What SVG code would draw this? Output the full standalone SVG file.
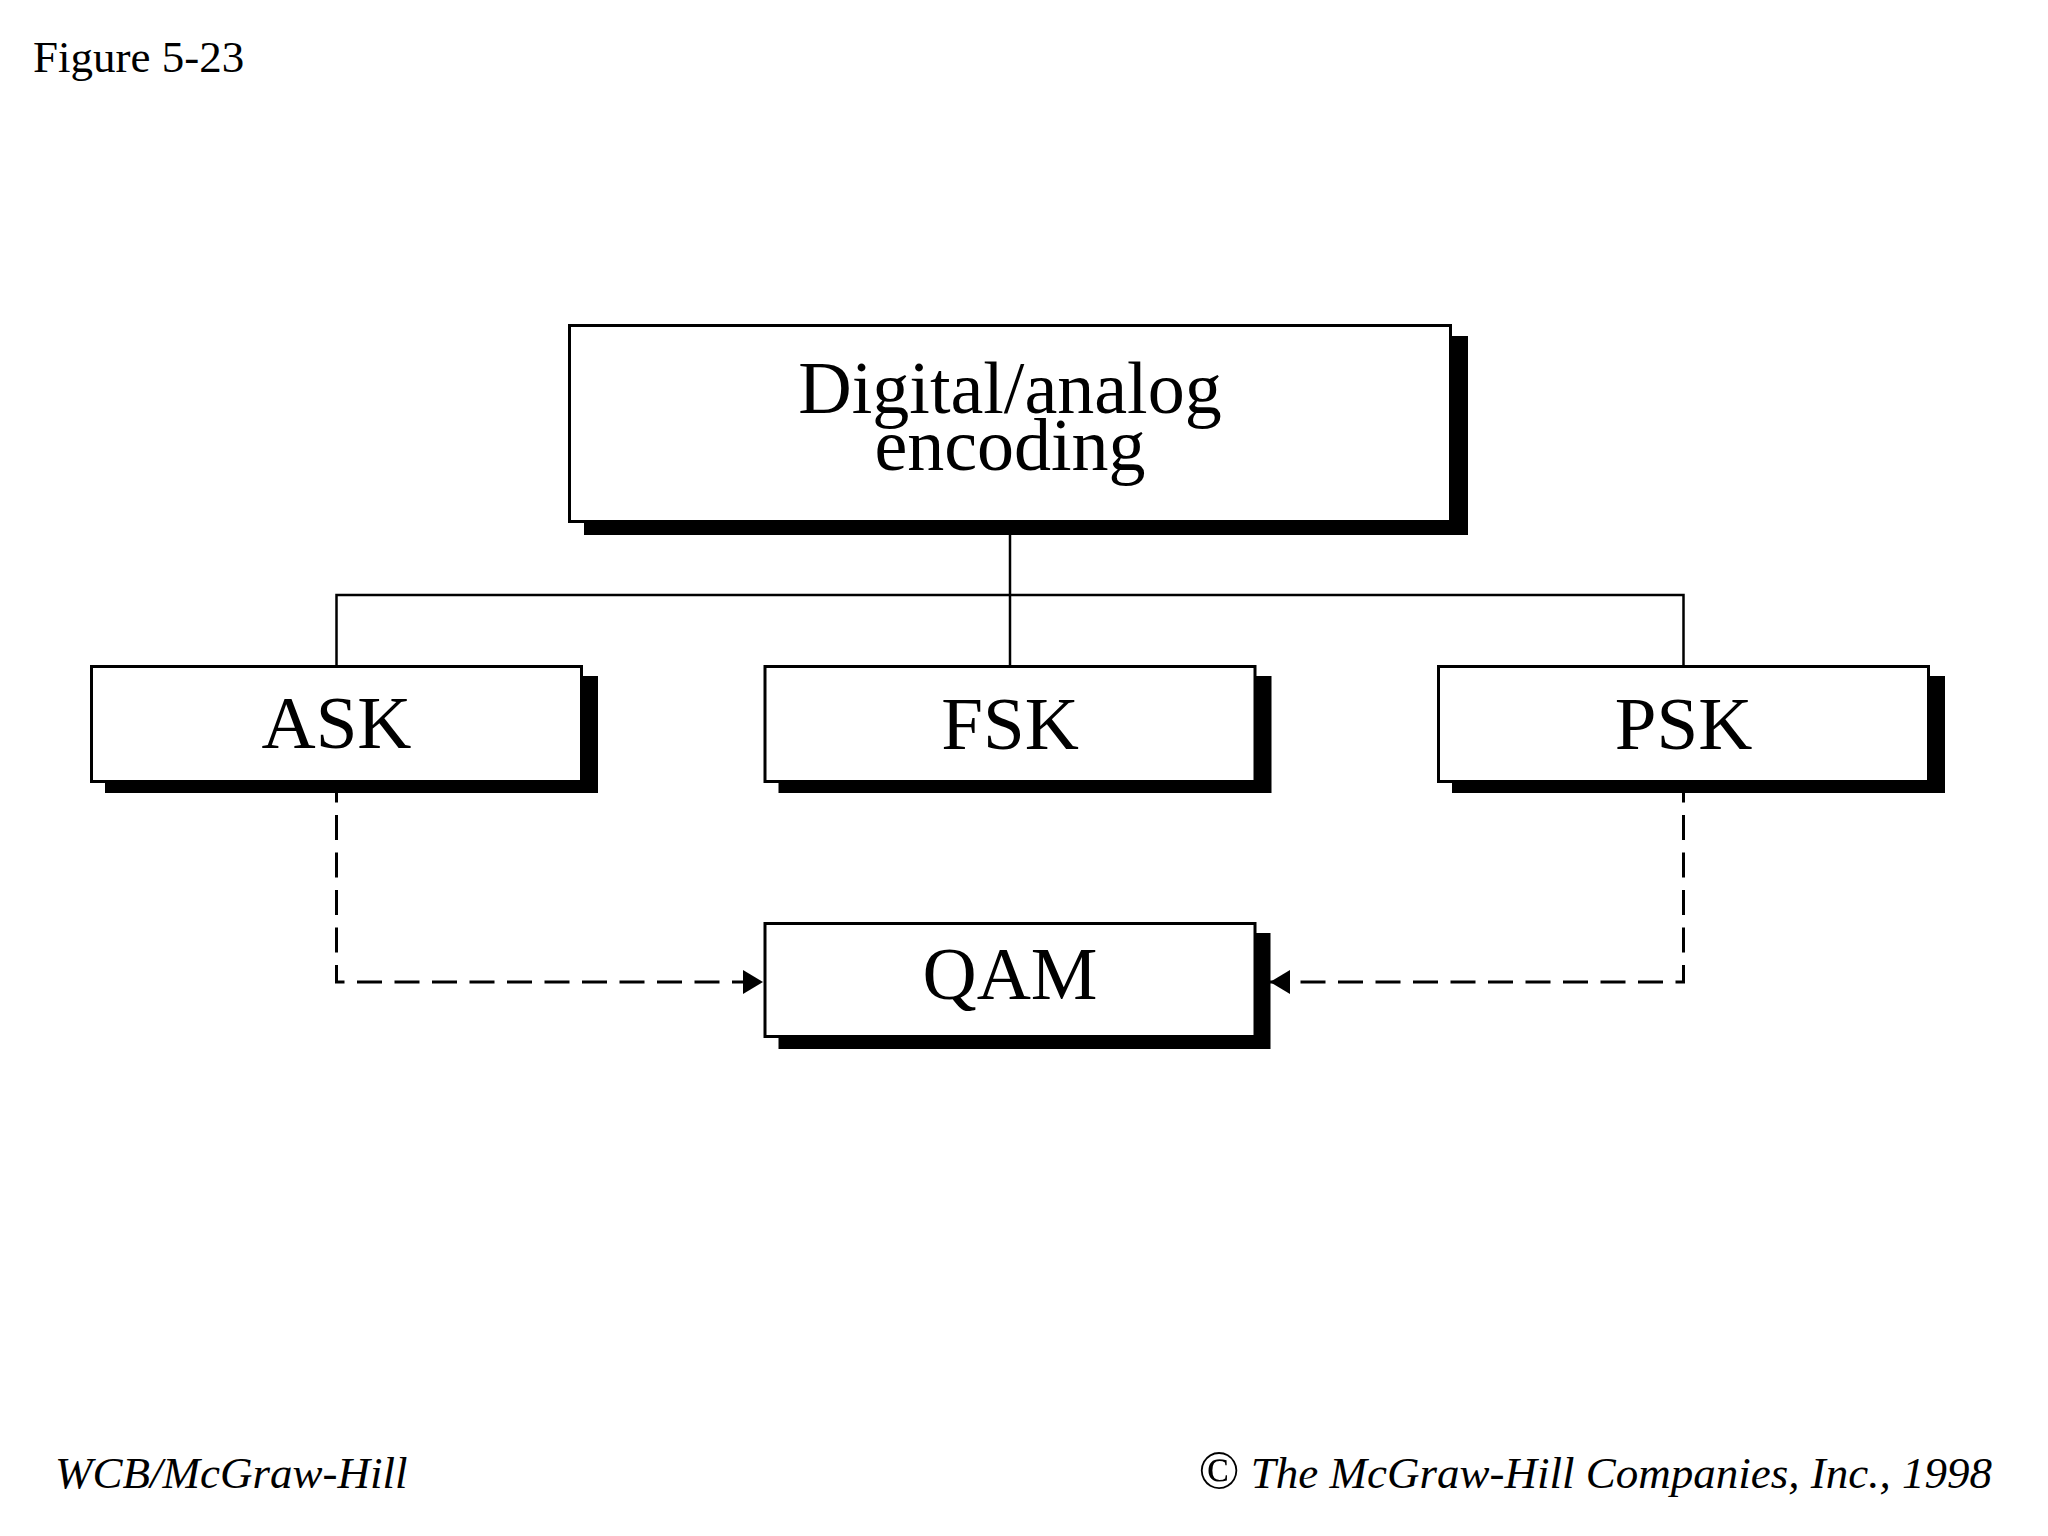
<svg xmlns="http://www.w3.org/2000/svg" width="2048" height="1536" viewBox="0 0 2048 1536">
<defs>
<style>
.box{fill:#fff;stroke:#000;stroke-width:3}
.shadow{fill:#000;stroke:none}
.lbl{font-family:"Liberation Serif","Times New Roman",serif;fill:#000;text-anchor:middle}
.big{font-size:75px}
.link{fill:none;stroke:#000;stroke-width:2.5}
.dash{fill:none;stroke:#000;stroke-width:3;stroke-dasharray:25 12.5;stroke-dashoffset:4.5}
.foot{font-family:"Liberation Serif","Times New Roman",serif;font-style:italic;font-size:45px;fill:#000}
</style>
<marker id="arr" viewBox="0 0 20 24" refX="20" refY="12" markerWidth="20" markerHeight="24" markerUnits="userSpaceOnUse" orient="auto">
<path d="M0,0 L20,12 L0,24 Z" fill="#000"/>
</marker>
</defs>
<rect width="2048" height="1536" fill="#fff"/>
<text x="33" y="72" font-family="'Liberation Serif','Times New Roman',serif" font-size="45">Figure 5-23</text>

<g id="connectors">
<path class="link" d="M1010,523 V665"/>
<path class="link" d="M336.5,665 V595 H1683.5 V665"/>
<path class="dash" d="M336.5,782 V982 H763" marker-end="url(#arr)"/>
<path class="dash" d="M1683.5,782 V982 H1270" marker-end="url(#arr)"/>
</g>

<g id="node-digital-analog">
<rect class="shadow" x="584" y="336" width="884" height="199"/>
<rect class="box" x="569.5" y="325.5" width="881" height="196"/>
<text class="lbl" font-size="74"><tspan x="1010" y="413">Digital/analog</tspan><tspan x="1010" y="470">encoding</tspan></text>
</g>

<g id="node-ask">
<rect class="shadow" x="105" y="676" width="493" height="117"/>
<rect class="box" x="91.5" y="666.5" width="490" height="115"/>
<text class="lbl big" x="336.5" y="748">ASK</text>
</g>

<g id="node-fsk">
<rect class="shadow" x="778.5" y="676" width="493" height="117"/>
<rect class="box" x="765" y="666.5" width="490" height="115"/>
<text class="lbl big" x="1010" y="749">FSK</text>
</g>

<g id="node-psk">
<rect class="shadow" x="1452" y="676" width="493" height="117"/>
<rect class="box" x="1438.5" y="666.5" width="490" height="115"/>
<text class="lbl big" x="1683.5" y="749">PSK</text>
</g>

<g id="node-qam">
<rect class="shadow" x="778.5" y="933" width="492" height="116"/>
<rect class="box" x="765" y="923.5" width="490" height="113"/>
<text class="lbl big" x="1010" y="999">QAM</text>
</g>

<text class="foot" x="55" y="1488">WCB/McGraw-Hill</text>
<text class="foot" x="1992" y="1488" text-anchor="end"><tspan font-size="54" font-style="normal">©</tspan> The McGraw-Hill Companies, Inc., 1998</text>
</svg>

● ● ● ●

→ **What the exercise asks**
Repeat the listing in full and exactly. Do not include any images.

→ **Response to the task**
What SVG code would draw this? Output the full standalone SVG file.
<svg xmlns="http://www.w3.org/2000/svg" width="2048" height="1536" viewBox="0 0 2048 1536">
<defs>
<style>
.box{fill:#fff;stroke:#000;stroke-width:3}
.shadow{fill:#000;stroke:none}
.lbl{font-family:"Liberation Serif","Times New Roman",serif;fill:#000;text-anchor:middle}
.big{font-size:75px}
.link{fill:none;stroke:#000;stroke-width:2.5}
.dash{fill:none;stroke:#000;stroke-width:3;stroke-dasharray:25 12.5;stroke-dashoffset:4.5}
.foot{font-family:"Liberation Serif","Times New Roman",serif;font-style:italic;font-size:45px;fill:#000}
</style>
<marker id="arr" viewBox="0 0 20 24" refX="20" refY="12" markerWidth="20" markerHeight="24" markerUnits="userSpaceOnUse" orient="auto">
<path d="M0,0 L20,12 L0,24 Z" fill="#000"/>
</marker>
</defs>
<rect width="2048" height="1536" fill="#fff"/>
<text x="33" y="72" font-family="'Liberation Serif','Times New Roman',serif" font-size="45">Figure 5-23</text>

<g id="connectors">
<path class="link" d="M1010,523 V665"/>
<path class="link" d="M336.5,665 V595 H1683.5 V665"/>
<path class="dash" d="M336.5,782 V982 H763" marker-end="url(#arr)"/>
<path class="dash" d="M1683.5,782 V982 H1270" marker-end="url(#arr)"/>
</g>

<g id="node-digital-analog">
<rect class="shadow" x="584" y="336" width="884" height="199"/>
<rect class="box" x="569.5" y="325.5" width="881" height="196"/>
<text class="lbl" font-size="74"><tspan x="1010" y="413">Digital/analog</tspan><tspan x="1010" y="470">encoding</tspan></text>
</g>

<g id="node-ask">
<rect class="shadow" x="105" y="676" width="493" height="117"/>
<rect class="box" x="91.5" y="666.5" width="490" height="115"/>
<text class="lbl big" x="336.5" y="748">ASK</text>
</g>

<g id="node-fsk">
<rect class="shadow" x="778.5" y="676" width="493" height="117"/>
<rect class="box" x="765" y="666.5" width="490" height="115"/>
<text class="lbl big" x="1010" y="749">FSK</text>
</g>

<g id="node-psk">
<rect class="shadow" x="1452" y="676" width="493" height="117"/>
<rect class="box" x="1438.5" y="666.5" width="490" height="115"/>
<text class="lbl big" x="1683.5" y="749">PSK</text>
</g>

<g id="node-qam">
<rect class="shadow" x="778.5" y="933" width="492" height="116"/>
<rect class="box" x="765" y="923.5" width="490" height="113"/>
<text class="lbl big" x="1010" y="999">QAM</text>
</g>

<text class="foot" x="55" y="1488">WCB/McGraw-Hill</text>
<text class="foot" x="1992" y="1488" text-anchor="end"><tspan font-size="54" font-style="normal">©</tspan> The McGraw-Hill Companies, Inc., 1998</text>
</svg>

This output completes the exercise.